From the listing below, work out how many lines contain "this". Reply with that number only.

▶ **RECORDS FOR THE TASK**
-=-=-=-=-
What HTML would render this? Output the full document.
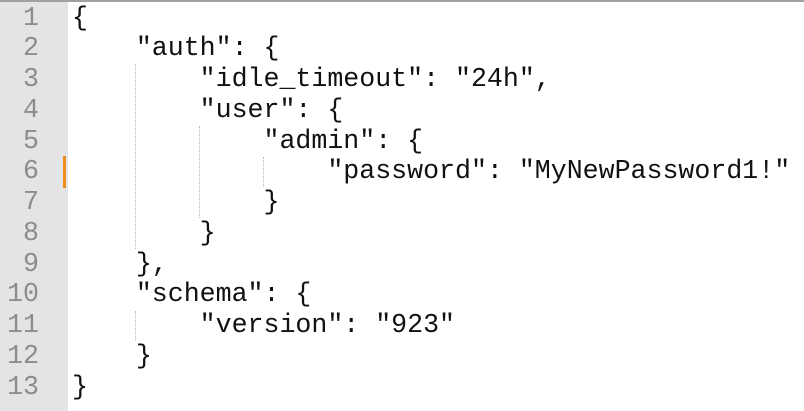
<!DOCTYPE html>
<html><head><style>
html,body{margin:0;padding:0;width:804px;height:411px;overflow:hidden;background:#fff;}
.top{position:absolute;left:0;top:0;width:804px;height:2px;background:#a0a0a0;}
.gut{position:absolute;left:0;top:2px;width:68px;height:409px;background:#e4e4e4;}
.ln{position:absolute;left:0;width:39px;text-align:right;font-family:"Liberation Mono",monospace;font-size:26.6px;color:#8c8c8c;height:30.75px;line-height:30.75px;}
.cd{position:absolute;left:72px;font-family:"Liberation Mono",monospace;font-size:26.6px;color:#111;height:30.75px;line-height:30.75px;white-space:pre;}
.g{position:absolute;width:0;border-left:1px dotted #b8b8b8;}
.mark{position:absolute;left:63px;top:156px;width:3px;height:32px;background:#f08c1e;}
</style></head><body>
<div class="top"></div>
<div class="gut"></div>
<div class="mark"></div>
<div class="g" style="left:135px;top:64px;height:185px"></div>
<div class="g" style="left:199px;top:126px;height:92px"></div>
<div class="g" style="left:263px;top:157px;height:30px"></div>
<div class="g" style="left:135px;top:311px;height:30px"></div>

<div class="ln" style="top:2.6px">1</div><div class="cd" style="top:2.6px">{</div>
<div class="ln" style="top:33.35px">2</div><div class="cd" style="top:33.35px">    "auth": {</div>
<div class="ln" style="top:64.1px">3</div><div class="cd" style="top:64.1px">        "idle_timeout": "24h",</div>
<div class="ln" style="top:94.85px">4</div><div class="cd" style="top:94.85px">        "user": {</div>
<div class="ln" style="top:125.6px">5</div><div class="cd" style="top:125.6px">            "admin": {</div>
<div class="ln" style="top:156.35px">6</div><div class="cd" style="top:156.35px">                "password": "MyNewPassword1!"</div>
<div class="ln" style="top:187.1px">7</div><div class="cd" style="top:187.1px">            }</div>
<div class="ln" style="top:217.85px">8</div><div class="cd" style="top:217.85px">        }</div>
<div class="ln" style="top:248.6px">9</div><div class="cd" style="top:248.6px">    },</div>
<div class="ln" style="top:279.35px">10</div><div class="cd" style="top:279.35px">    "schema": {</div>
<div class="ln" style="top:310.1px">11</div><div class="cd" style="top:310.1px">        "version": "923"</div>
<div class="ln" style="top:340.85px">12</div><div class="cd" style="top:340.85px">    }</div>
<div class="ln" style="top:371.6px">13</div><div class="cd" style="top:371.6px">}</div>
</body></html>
-=-=-=-=-
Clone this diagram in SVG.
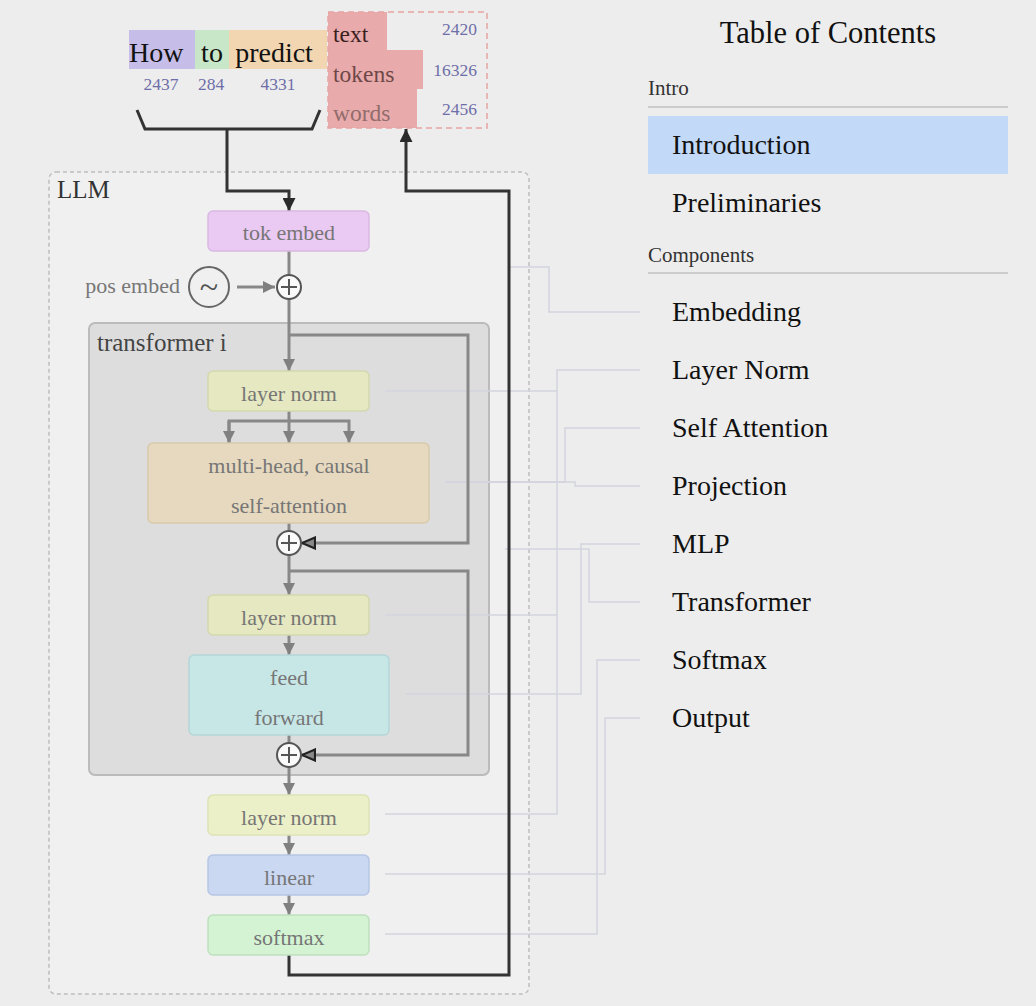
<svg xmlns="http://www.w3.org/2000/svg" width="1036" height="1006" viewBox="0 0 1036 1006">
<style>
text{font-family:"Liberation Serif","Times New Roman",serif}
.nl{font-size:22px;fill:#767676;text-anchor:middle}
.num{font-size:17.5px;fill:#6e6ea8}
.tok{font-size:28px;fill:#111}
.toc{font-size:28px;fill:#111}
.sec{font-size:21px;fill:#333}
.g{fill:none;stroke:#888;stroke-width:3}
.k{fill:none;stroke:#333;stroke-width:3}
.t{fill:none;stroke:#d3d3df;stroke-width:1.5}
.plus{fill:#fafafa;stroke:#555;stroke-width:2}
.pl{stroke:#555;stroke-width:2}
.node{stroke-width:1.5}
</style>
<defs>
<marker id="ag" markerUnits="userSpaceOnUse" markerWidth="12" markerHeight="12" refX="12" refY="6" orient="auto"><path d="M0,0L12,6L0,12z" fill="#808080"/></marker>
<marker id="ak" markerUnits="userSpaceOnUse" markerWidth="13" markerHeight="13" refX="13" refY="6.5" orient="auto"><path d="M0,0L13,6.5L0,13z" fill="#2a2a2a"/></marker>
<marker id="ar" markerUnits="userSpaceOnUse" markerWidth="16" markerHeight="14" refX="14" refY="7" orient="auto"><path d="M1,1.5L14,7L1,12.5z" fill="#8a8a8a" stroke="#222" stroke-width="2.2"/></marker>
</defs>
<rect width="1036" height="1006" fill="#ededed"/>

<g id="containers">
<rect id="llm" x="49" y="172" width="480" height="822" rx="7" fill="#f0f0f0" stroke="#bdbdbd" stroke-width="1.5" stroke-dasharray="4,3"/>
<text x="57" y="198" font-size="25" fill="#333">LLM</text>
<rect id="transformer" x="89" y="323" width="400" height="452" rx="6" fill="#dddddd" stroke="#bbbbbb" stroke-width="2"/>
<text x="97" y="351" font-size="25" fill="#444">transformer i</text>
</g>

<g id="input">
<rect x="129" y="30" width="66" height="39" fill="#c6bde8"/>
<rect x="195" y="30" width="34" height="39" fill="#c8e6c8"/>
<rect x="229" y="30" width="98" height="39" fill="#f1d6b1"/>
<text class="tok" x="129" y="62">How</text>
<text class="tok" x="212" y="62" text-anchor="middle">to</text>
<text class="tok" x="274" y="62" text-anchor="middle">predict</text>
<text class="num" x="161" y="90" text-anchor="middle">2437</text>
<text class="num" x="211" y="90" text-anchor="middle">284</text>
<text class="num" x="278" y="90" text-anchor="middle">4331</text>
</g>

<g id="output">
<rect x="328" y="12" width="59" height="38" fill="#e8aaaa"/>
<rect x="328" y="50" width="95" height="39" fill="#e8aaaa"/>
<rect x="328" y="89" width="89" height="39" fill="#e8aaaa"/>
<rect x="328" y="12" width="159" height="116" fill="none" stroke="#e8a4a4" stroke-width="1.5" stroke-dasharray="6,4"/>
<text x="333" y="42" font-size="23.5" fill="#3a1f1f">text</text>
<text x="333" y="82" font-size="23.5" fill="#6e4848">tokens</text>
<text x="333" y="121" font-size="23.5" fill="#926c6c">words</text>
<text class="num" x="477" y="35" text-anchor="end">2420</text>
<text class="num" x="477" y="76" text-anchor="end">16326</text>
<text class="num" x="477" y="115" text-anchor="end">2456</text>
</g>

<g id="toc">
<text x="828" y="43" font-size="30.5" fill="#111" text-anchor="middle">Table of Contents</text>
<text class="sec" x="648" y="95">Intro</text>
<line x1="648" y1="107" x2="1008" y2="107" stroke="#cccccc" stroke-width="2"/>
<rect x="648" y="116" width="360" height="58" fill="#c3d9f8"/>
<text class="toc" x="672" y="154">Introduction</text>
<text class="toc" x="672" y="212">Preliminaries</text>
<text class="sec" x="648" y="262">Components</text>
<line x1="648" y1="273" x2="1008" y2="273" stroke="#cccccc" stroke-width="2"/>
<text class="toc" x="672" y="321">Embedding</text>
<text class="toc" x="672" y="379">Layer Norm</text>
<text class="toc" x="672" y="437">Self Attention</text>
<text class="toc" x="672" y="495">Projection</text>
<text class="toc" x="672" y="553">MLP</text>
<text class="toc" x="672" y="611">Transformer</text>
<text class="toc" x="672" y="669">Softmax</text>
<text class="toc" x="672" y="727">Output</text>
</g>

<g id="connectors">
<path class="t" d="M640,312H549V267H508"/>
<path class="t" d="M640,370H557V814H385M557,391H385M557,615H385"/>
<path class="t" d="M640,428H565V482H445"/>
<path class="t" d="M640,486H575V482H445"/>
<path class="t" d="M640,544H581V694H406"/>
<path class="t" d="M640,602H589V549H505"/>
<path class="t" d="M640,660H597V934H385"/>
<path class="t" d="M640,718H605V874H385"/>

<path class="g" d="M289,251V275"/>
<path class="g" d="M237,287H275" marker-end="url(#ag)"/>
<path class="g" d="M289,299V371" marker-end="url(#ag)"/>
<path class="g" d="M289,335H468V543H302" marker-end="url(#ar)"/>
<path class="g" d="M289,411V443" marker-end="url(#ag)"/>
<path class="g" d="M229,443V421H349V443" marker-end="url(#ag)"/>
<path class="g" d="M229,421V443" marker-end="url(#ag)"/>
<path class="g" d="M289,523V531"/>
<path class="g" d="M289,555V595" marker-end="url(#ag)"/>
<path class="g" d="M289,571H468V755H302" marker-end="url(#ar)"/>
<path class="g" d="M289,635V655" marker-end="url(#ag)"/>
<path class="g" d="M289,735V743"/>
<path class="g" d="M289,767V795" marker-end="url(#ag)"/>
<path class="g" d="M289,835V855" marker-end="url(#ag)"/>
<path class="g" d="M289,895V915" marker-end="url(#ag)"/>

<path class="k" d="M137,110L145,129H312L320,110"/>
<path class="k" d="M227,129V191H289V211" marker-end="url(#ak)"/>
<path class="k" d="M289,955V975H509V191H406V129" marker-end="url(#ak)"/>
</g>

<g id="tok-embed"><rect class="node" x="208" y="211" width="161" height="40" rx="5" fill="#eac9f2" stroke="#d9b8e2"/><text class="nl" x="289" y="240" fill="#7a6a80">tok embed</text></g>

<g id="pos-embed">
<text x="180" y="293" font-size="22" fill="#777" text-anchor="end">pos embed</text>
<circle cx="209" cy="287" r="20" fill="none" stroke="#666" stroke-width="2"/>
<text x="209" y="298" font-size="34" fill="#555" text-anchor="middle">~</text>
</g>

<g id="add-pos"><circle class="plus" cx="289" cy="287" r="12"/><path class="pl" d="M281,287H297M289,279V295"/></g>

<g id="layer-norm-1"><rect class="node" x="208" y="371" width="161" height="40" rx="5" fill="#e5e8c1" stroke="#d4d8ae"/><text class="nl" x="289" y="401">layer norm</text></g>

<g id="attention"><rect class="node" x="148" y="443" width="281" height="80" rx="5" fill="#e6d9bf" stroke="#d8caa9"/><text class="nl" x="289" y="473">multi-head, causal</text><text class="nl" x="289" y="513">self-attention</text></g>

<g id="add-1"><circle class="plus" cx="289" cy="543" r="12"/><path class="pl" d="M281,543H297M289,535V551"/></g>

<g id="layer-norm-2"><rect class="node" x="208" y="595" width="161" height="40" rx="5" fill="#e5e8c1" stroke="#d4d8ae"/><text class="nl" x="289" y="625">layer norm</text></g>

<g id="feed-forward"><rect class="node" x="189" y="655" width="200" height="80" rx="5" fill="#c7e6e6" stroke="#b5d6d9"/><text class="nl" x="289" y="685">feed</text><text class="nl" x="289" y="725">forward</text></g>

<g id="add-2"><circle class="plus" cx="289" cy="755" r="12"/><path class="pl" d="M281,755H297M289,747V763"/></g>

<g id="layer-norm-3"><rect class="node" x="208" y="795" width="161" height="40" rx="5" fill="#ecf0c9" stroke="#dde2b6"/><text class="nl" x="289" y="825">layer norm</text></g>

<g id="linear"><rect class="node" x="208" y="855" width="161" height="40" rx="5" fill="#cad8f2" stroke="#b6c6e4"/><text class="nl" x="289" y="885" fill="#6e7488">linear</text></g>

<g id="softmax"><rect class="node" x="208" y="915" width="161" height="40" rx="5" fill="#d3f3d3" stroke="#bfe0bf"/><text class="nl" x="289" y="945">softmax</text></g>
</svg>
-=-=-=-=-
▶ **OUTPUT OF THE TASK**
2